To find the angle of incidence on the second mirror, we need to measure the angle between the incident ray (P1P2) and the normal to M2 at point P2. Since the normal is perpendicular to the mirror surface (makes a `90^{\circ}` angle), we can calculate the angle of incidence (`\theta_{\text{incident on M2}}`) by subtracting the angle the ray makes with the surface (`\theta_{\text{surface}}`) from `90^{\circ}`.
$$\theta_{\text{incident on M2}} = 90^{\circ} - \theta_{\text{surface}}$$
Substitute the expression for `\theta_{\text{surface}}` from Question1.step5:
$$\theta_{\text{incident on M2}} = 90^{\circ} - (90^{\circ} - \alpha + \beta)$$
$$\theta_{\text{incident on M2}} = 90^{\circ} - 90^{\circ} + \alpha - \beta$$
$$\theta_{\text{incident on M2}} = \alpha - \beta$$

Question1.step7 (Determining the Angle of Reflection from the Second Mirror (Part a))

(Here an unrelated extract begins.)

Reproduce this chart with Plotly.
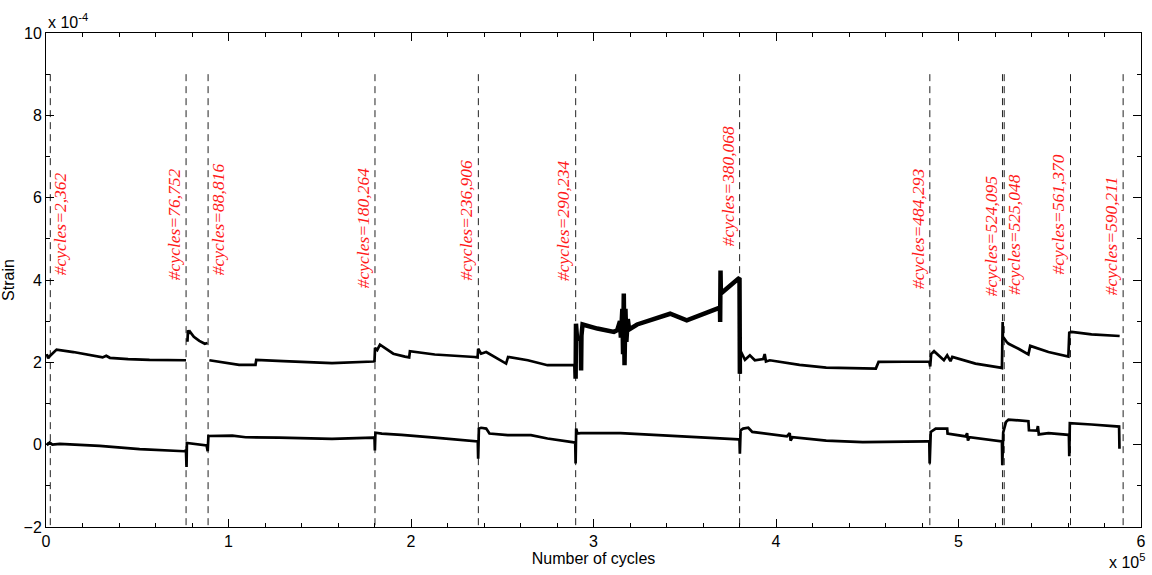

According to the Law of Reflection (from Question1.step2), the angle of reflection from the second mirror (`\theta_{\text{reflected from M2}}`) is equal to the angle of incidence on the second mirror (`\theta_{\text{incident on M2}}`).
Therefore, the angle of reflection from the second mirror is `\alpha - \beta`.
Now, we compare this result with the given options for part (a):
(1) `\alpha`
(2) `\beta`
(3) `\alpha+\beta`
(4) `\alpha-\beta`
The derived formula matches option (4).

Question1.step8 (Calculating the Angle of Reflection for Specific Values (Part b))

For part (b) of the problem, we are given specific values for `\alpha` and `\beta`:
`\alpha = 60^{\circ}`
`\beta = 40^{\circ}`
Using the formula we derived in Part (a) (from Question1.step7), the angle of reflection from the second mirror is `\alpha - \beta`.
Substitute the given values into the formula:
$$\text{Angle of reflection} = 60^{\circ} - 40^{\circ} = 20^{\circ}$$
So, the angle of reflection of the beam from the second mirror will be `20^{\circ}`.